There are numerous “problem” interrogation techniques that teach and support the use of false evidence to put pressure on the subject. Suspect techniques tend to also recommend tactics that include suggesting unnamed witnesses, the presence of surveillance cameras when none exist, DNA, fingerprints, footprints, making up file folders purportedly filled with evidence, labeling DVD’s of video tapes with the subject’s name and more. This is typical of high pressure interrogation methods which in and of themselves have a high correlation with false confession.
A documented tactic used by some problem interrogation methods that has been shown to have a very strong correlation to false confessions is the use of the high pressure tactic of suggesting that the subject has a memory problem.
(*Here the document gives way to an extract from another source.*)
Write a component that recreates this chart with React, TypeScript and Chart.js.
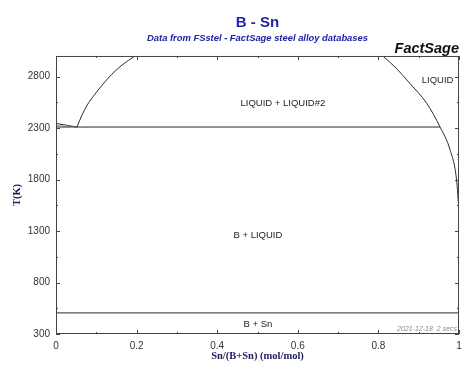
import { useEffect, useRef } from 'react';
import { Chart, registerables } from 'chart.js';

Chart.register(...registerables);

// ---- data ----
const xTickValues = [0, 0.2, 0.4, 0.6, 0.8, 1];
const xTickLabels = ['0', '0.2', '0.4', '0.6', '0.8', '1'];
const yTickValues = [300, 800, 1300, 1800, 2300, 2800];
const xMinorTicks = [0.1, 0.3, 0.5, 0.7, 0.9];
const yMinorTicks = [550, 1050, 1550, 2050, 2550];

const monotecticX = [0, 0.953];
const monotecticT = [2310, 2310];
const eutecticX = [0, 1];
const eutecticT = [505, 505];
const bLiquidusX = [0, 0.052];
const bLiquidusT = [2345, 2310];
const bLiquidus2X = [0, 0.046];
const bLiquidus2T = [2326, 2314];
const gapLeftX = [0.052, 0.0645, 0.079, 0.0968, 0.1166, 0.139, 0.164, 0.196];
const gapLeftT = [2310, 2426, 2533, 2630, 2727, 2824, 2912, 3000];
const gapRightX = [0.811, 0.844, 0.878, 0.92, 0.953, 0.978, 0.994, 1.0];
const gapRightT = [3000, 2882, 2734, 2540, 2310, 2086, 1795, 1485];

const regionLabels = ['LIQUID + LIQUID#2', 'LIQUID', 'B + LIQUID', 'B + Sn'];
const regionX = [0.563, 0.947, 0.501, 0.501];
const regionT = [2543, 2766, 1261, 397];

const titleText = 'B - Sn';
const subtitleText = 'Data from FSstel - FactSage steel alloy databases';
const brandText = 'FactSage';
const stampText = '2021-12-18  2 secs';
const xTitle = 'Sn/(B+Sn) (mol/mol)';
const yTitle = 'T(K)';

const SANS = '"Liberation Sans", Arial, sans-serif';
const SERIF = '"Liberation Serif", "Times New Roman", serif';

const toPts = (xs: number[], ys: number[]) => xs.map((x, i) => ({ x, y: ys[i] }));

const framePlugin = {
  id: 'frame',
  afterDatasetsDraw(chart: any) {
    const { ctx, chartArea: a, scales } = chart;
    const xs = scales.x;
    const ys = scales.y;
    ctx.save();
    ctx.strokeStyle = '#444';
    ctx.lineWidth = 1;
    ctx.strokeRect(a.left + 0.5, a.top + 0.5, a.right - a.left - 1, a.bottom - a.top - 1);
    ctx.beginPath();
    const xt = (v: number, len: number) => {
      const px = Math.round(xs.getPixelForValue(v)) + 0.5;
      ctx.moveTo(px, a.bottom);
      ctx.lineTo(px, a.bottom - len);
      ctx.moveTo(px, a.top);
      ctx.lineTo(px, a.top + len);
    };
    const yt = (v: number, len: number) => {
      const py = Math.round(ys.getPixelForValue(v)) + 0.5;
      ctx.moveTo(a.left, py);
      ctx.lineTo(a.left + len, py);
      ctx.moveTo(a.right, py);
      ctx.lineTo(a.right - len, py);
    };
    xTickValues.forEach((v) => xt(v, 4));
    xMinorTicks.forEach((v) => xt(v, 2));
    yTickValues.forEach((v) => yt(v, 4));
    yMinorTicks.forEach((v) => yt(v, 2));
    ctx.stroke();

    ctx.fillStyle = '#222';
    ctx.font = `9.5px ${SANS}`;
    ctx.textAlign = 'center';
    ctx.textBaseline = 'middle';
    regionLabels.forEach((t, i) => {
      ctx.fillText(t, xs.getPixelForValue(regionX[i]), ys.getPixelForValue(regionT[i]));
    });

    ctx.fillStyle = '#888';
    ctx.font = `italic 7px ${SANS}`;
    ctx.textAlign = 'right';
    ctx.fillText(stampText, xs.getPixelForValue(0.995), ys.getPixelForValue(352));

    ctx.fillStyle = '#111';
    ctx.font = `italic bold 14.5px ${SANS}`;
    ctx.textAlign = 'right';
    ctx.textBaseline = 'alphabetic';
    ctx.fillText(brandText, a.right, 53);
    ctx.restore();
  },
};

export default function App() {
  const ref = useRef<HTMLCanvasElement | null>(null);
  useEffect(() => {
    document.body.style.margin = '0';
    const canvas = ref.current!;
    const lineDs = (xs: number[], ys: number[], color = '#2a2a2a', smooth = false) => ({
      data: toPts(xs, ys),
      showLine: true,
      borderColor: color,
      borderWidth: 1,
      pointRadius: 0,
      fill: false,
      cubicInterpolationMode: smooth ? 'monotone' : 'default',
    });
    const chart = new Chart(canvas, {
      type: 'scatter',
      data: {
        datasets: [
          lineDs(monotecticX, monotecticT),
          lineDs(eutecticX, eutecticT),
          lineDs(bLiquidus2X, bLiquidus2T, '#aaa'),
          lineDs(bLiquidusX, bLiquidusT),
          lineDs(gapLeftX, gapLeftT, '#2a2a2a', true),
          lineDs(gapRightX, gapRightT, '#2a2a2a', true),
        ] as any,
      },
      options: {
        animation: false,
        responsive: false,
        devicePixelRatio: 1,
        layout: { padding: { left: 0, right: 15, top: 0, bottom: 0 } },
        plugins: {
          legend: { display: false },
          tooltip: { enabled: false },
          title: {
            display: true,
            fullSize: false,
            text: titleText,
            color: '#2424a8',
            font: { family: SANS, size: 15, weight: 'bold' },
            padding: { top: 14, bottom: 0 },
          },
          subtitle: {
            display: true,
            fullSize: false,
            text: subtitleText,
            color: '#2020a0',
            font: { family: SANS, size: 9.4, weight: 'bold', style: 'italic' },
            padding: { top: 0.4, bottom: 12.3 },
          },
        },
        scales: {
          x: {
            type: 'linear',
            min: 0,
            max: 1,
            grid: { display: false, drawTicks: false },
            border: { display: false },
            afterBuildTicks: (s: any) => {
              s.ticks = xTickValues.map((v) => ({ value: v }));
            },
            afterFit: (s: any) => {
              s.height = 39;
            },
            ticks: {
              autoSkip: false,
              maxRotation: 0,
              padding: 6,
              color: '#333',
              font: { family: SANS, size: 10 },
              callback: (v: any) => xTickLabels[xTickValues.indexOf(Number(v))] ?? '',
            },
            title: {
              display: true,
              text: xTitle,
              color: '#1c1c5e',
              font: { family: SERIF, size: 10.5, weight: 'bold' },
              padding: 10,
            },
          },
          y: {
            type: 'linear',
            min: 300,
            max: 3000,
            grid: { display: false, drawTicks: false },
            border: { display: false },
            afterBuildTicks: (s: any) => {
              s.ticks = yTickValues.map((v) => ({ value: v }));
            },
            afterFit: (s: any) => {
              s.width = 56;
            },
            ticks: {
              autoSkip: false,
              padding: 6,
              color: '#333',
              font: { family: SANS, size: 10 },
              callback: (v: any) => String(v),
            },
            title: {
              display: true,
              text: yTitle,
              color: '#1c1c5e',
              font: { family: SERIF, size: 10.5, weight: 'bold' },
              padding: 11,
            },
          },
        },
      } as any,
      plugins: [framePlugin],
    });
    return () => chart.destroy();
  }, []);
  return <canvas ref={ref} width={474} height={373} style={{ display: 'block', width: 474, height: 373 }} />;
}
There is empirical evidence that one of several common denominators found in false confessions is referred to as “memory distrust syndrome.” In many of these cases the subject need not have a “high suggestibility rating” as described in extensive research on false confessions. Using high pressure tactics, guilt assumptive techniques dominated by leading questions, interrupting the subject, short answer questioning techniques, combined with the interviewer suggesting the subject may not be able to trust their memory is a deadly combination.
Empirical studies of interrogation techniques that capitalize on false evidence do promote false confessions. Such tactics will also contaminate the statements of uncooperative victim’s and witnesses.
Our law enforcement training academies and corporate loss prevention training associations would do well if they would familiarize themselves with the techniques that promote such tactics. They are exposing themselves, their academies, their investigators and their companies to the risk of liability by training their personnel in methods and interrogation techniques that are now being made illegal in many countries.
I think it’s time we paid more attention to the interrogation methods we teach. Are we just training our personnel in a technique because of the name or more importantly, are we really aware of the the moral and legal ethical problems that exist due to the content of the training.
Of course, this just my opinion on the topic.